BİLAKİS Aksine. Tersine. Zıddına.
BİLAL Siyah ve beyaz, yâni kara ile ak olmak. (Bak: Belal)
BİLAL-İ HABEŞÎ Resûl-i Ekrem'in (A.S.M.) müezzini idi. Sesi çok güzeldi. Ezan okurken çokları ağlardı. Kölelikten Hz. Ebu Bekir-i Sıddîk (R.A.) satın alıp azâd etmişti. Her gazada hazır bulunmuştu. (Hi: 20) de dâr-ı bekaya göçtü. (R.A.)
BİLANÇO ing. Ticarî bir müessesenin muayyen bir devre sonunda alacak verecek durumunu göstermek üzere meydana getirdiği cetvel. * Mc: Herhangi bir işte belirli bir müddet sonundaki iyi ve kötü neticelerin karşılıklı durumu.

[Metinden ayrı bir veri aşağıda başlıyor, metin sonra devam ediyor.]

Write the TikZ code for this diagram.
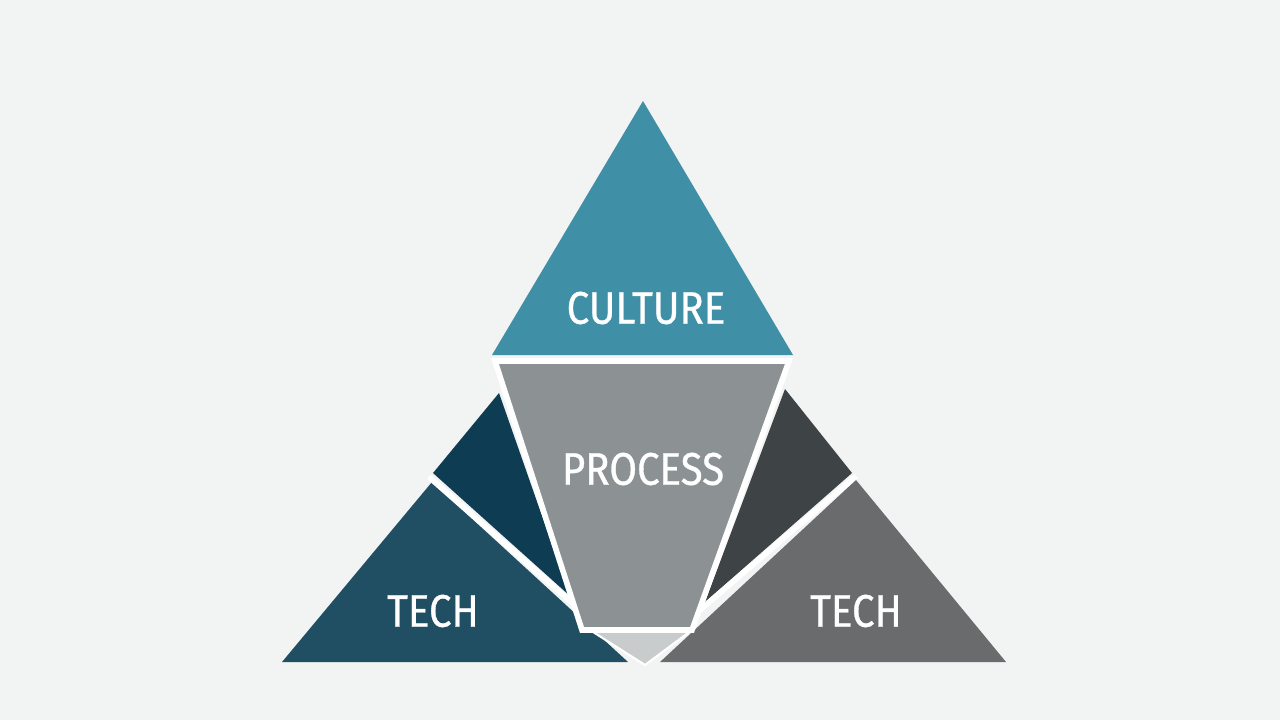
\documentclass[tikz,border=0pt]{standalone}
\usepackage{fontspec}
\setmainfont{Fira Sans}[FakeStretch=0.88, FakeBold=0.7]
\definecolor{bgc}{HTML}{F2F3F3}
\definecolor{culturec}{HTML}{3F8FA6}
\definecolor{processc}{HTML}{8C9294}
\definecolor{lightc}{HTML}{C9CCCD}
\definecolor{navyc}{HTML}{0E3C52}
\definecolor{techlc}{HTML}{204E63}
\definecolor{darkgc}{HTML}{3E4346}
\definecolor{techrc}{HTML}{696B6C}
\tikzset{
  gap/.style={draw=white, line width=3.2pt, line join=miter},
  thingap/.style={draw=white, line width=1.2pt},
  lbl/.style={text=white, font=\fontsize{26}{30}\selectfont, inner sep=0pt}
}
\begin{document}
\begin{tikzpicture}[x=0.02cm,y=-0.02cm]
\useasboundingbox (0,0) rectangle (1280,720);
\fill[bgc] (0,0) rectangle (1280,720);
% tech triangles
\fill[techlc] (282,662) -- (432,482) -- (628,662) -- cycle;
\fill[techrc] (660,662) -- (856,480) -- (1006,662) -- cycle;
% small dark triangles
\fill[navyc] (433,473) -- (499,393) -- (570,596) -- cycle;
\fill[darkgc] (852,473) -- (785,389) -- (705,602) -- cycle;
% separators between small and big triangles
\coordinate (sl1) at (429,477);
\coordinate (sl2) at (578,608);
\coordinate (sr1) at (856,476);
\coordinate (sr2) at (700,610);
\draw[gap] (sl1) -- (sl2);
\draw[gap] (sr1) -- (sr2);
% light bottom triangle
\filldraw[thingap, fill=lightc] (590,630) -- (692,630) -- (645,665) -- cycle;
% culture
\fill[culturec] (492,355) -- (643,101) -- (793,355) -- cycle;
% process
\filldraw[gap, fill=processc] (495,361) -- (789,361) -- (692,630) -- (582,630) -- cycle;
\node[lbl] (culture) at (646,308) {CULTURE};
\node[lbl] (process) at (643,469) {PROCESS};
\node[lbl] (techl) at (433,611) {TECH};
\node[lbl] (techr) at (856,611) {TECH};
\end{tikzpicture}
\end{document}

BİL'ASALE Bizzat. Kendisi. Eli ile. Başkasını vâsıta etmeden. Asâleti ile.
BİLÂ-SEBEB Sebepsiz.
BİLÂ-TEEMMÜL Düşünmeden. Düşünmeksizin. Dikkatli olmadan.
BİLÂ-TEVAKKUF Durmadan, tereddüt etmeden.
BİLÂ-UDUL Dönmeden, sapmadan. Udul etmeden.
BİLÂ-ÜCRET Parasız, ücretsiz.
BİLÂ-VASITA Vasıtasız. Araya biri girmeden, doğrudan doğruya.
BİL'AYAN Açık olarak. Meydanda olarak.
BİLAZ Kaçkın kimse. * Yemeği doyana kadar yiyen. * Kısa boylu adam.
BİLBEDAHE Açıktan. Aşikâr olarak. Meydanda olarak. Besbelli.(...Hem şu âlemin Sâni-i Zülcelal'i bütün güzel masnuatiyle kendini zişuur olanlara tanıttırması ve kıymetli nimetler ile kendini onlara sevdirmesi bizzarure onun mukabilinde, zişuur olanlara marziyatı ve arzu-yu İlâhiyelerini bir elçi vasıtasiyle bildirmesini istemesine mukabil; en âlâ ve ekmel bir surette, Kur'an vasıtasıyla o marziyat ve arzuları beyan eden ve getiren yine bilbedahe O Zât'tır. M.)
BİLCÜMLE Bütün, hepsi. Umumiyetle.
BİLDEM Göğüs önü. * Boğaz. * Akılsız kimse.
BİLEK f. Çatal temrenli bir nevi ok.
BİLFARZ Olduğunu kabul ederek. Farzolarak.
BİLFİİL Sırf kendisi. Kendi çalışması ile. Başkası karışmadan.
BİL-GUDUVV-İ VE-L-ÂSÂL Sabah ve akşam.
BİLHADS Hads ile. Son derece bir sür'at-i intikal ile. (Bak: Hads)
BİLHADSİSSÂDIK Doğru bir hads ile. (Bak: Hads)
BİL-HASSA Hususi olarak, mahsus, özellikle.
BİL-HAYR Uğurlu olarak, hayırla.
BİL-ITLAK Mutlak olarak. Hiçbir şeye bağlı olmaksızın. (Bak: Itlak)
BİL-İCMA İcma ile. (Bak: İcma')
BİL-İLTİZAM Bile bile. Bir şeyi doğru ve lüzumlu görüp taraftar olmakla.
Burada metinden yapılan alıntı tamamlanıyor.